As the 2016 campaign unfolds, Hillary Rodham Clinton will benefit from one rapid-response team working out of a war room in her Brooklyn headquarters—and another one working out of a "super PAC" in Washington.
Jeb Bush has hired a campaign manager, press aides and fund-raisers—yet insists he is not running for president, just exploring the possibility of maybe running.
And Senator Marco Rubio’s chance of winning his party’s nomination may hinge on the support of an "independent" group financed by a billionaire who has bankrolled Mr. Rubio’s past campaigns, paid his salary teaching at a university and employed his wife.
Bush, though, is the one who is stretching the bounds of the law—and credulity—to the stretching point, with his "if I'm running" routine. Since he's not actually declared officially, by his advisers' reasoning anyway, he hasn't had to register with the FEC and thus can go all around the country soliciting as much money as he wants for his allied Super PAC and for the "non-profit" organization also affiliated with him, and he can coordinate with them. That includes paying all the people who are advising him in his "not yet" campaign.
All share some variation of the name "Right to Rise," and Mr. Bush has headlined fund-raisers for the groups, even putting his name on invitations to more than 300 donors who attended a Right to Rise conference in Miami in April.

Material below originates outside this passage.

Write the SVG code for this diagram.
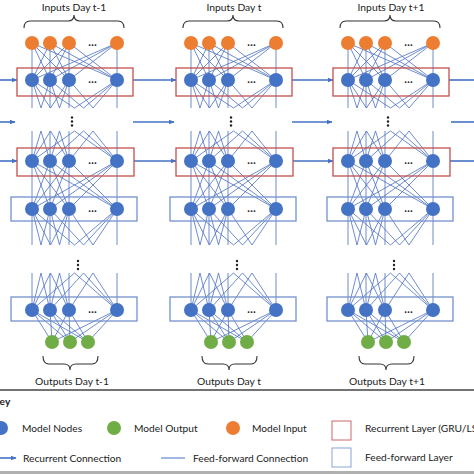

Technically, however, the super PAC is controlled by a Republican campaign lawyer in Washington. The regular PAC is run by a Florida accountant who has also prepared Mr. Bush's taxes. (Mr. Bush is merely the PAC's "honorary chairman.") And the nonprofit group is controlled by a former Bush aide who is widely described as the head of Mr. Bush’s policy team, but who has said the nonprofit will merely be "engaged in policy generation that is consistent with Governor Bush's optimistic, conservative message."
Oh, so he's just the chairman. The chairman who has an "optimistic, conservative message" that the whole country must hear, starting with Iowa and New Hampshire. But don't call it Bush's campaign. It's more like a hobby. An extremely lucrative hobby.